GUITAR CROSSROADS
Joel Harrison keeps busy interpreting jazz
By Richard Ryan
January sees the eclectic jazz crossover guitarist Joel Harrison campaigning in a variety of venues around the city, giving contemporary music fans ample opportunity to get current with one of NYC’s more inventive musical residents. Joel Harrison’s End Time Quintet debut new music Jan. 10 from his April 2007 release as part of the Winter Jazzfest.
Then on Jan. 12 Joel’s doing the dirty deed to his fellow Harrison, George, as part of the Rubin Museum’s ultra-hip “Harlem in the Himalayas” series. The following day he’s back in action with his alt-music group, Starfish Parade.
The “Harrison on Harrison” project is an especially engaging milestone in the current effort by forward-looking jazzmen to integrate the pop-rock cannon into the always-evolving jazz repertory, and George is arguably the Beatle whose songbook most invites such assimilation. With their Indian modalities and harmonic complexities, numbers like “While My Guitar Gently Weeps” and “Within You and Without You” call out for the kind of sophisticated re-invention that’s at the heart of any great jazz cover (never, incidentally, has a musician made a Western guitar sound more sitar-like than when Joel covers George). And Harrison’s joyous take on “Here Comes the Sun”—beautifully captured on the Harrison on Harrison album—is pure fusion gold.

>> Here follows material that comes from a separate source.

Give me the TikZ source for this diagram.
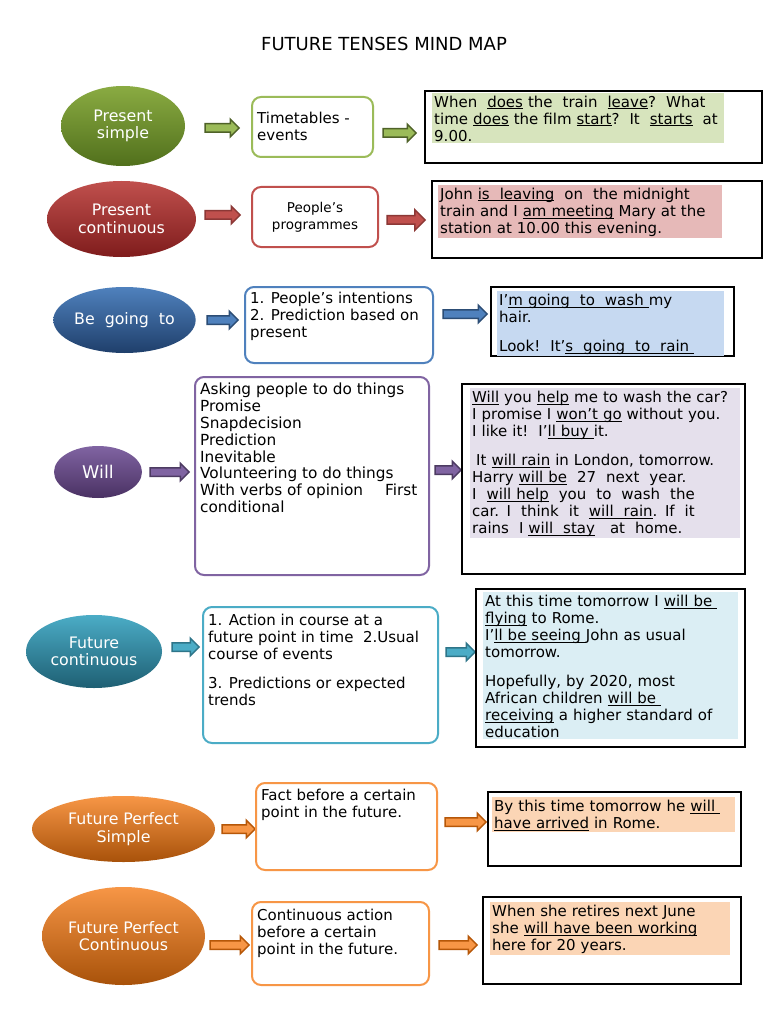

Harrison’s Starfish Parade holds forth at Toad Hall every Sunday (since there’s no cover for these shows this has got to be one of the best performance deals you’re going to find in the coming weeks.) The Starfish Parade gigs should be more unpredictable and perhaps even more serendipitous, partly because of Harrison’s startling and joyous improvisational skills—and partly because of the audacious variety of material he’s been willing to explore over the years. One can expect to hear some of the layered but listenable works recently commissioned by Chamber Music of America, and also some of the Appalachian and country music covers that have become one of the guitarist’s signatures. But Harrison is amply capable of playing jazz that is as straight-ahead and grounded in the familiar bop vernacular as anything you’re likely to hear at Lincoln Center.
An authentic experimentalist, he plays without taboos or preconceptions, but also without a need to smash conventions simply to prove he can. It’s fascinating to listen as Harrison and his sidemen take an armor-plated warhorse of a song like “Folsom Prison Blues” and produce something that is at once an instantly recognizable homage and a genuinely new and idiosyncratic work of art.
Harrison has written of his desire “to combine simple, direct song forms with more mysterious and abstract improvisational language,” and it’s just that willingness to keep the outer reaches of new music connected to the irresistible heart of popular song that makes Harrison’s work so appealing and infectious.
Joel Harrison’s End Time: Jan. 10, Knitting Factory (Tap Room), 74 Leonard St. (betw. B’way & Church St.), 212-219-3132; 8:20, $25.
Harrison On Harrison Ensemble featuring David Binney: Jan. 12, Rubin Museum of Art,150 W. 17th St. (at 7th Ave.), 212-620-5000, ext. 344; 7-8:30, $15.
Joel Harrison’s Starfish Parade: Ongoing, Toad Hall, 57 Grand St. (at W. Broadway), 212-431-8145; Sundays 8-11 p.m., free.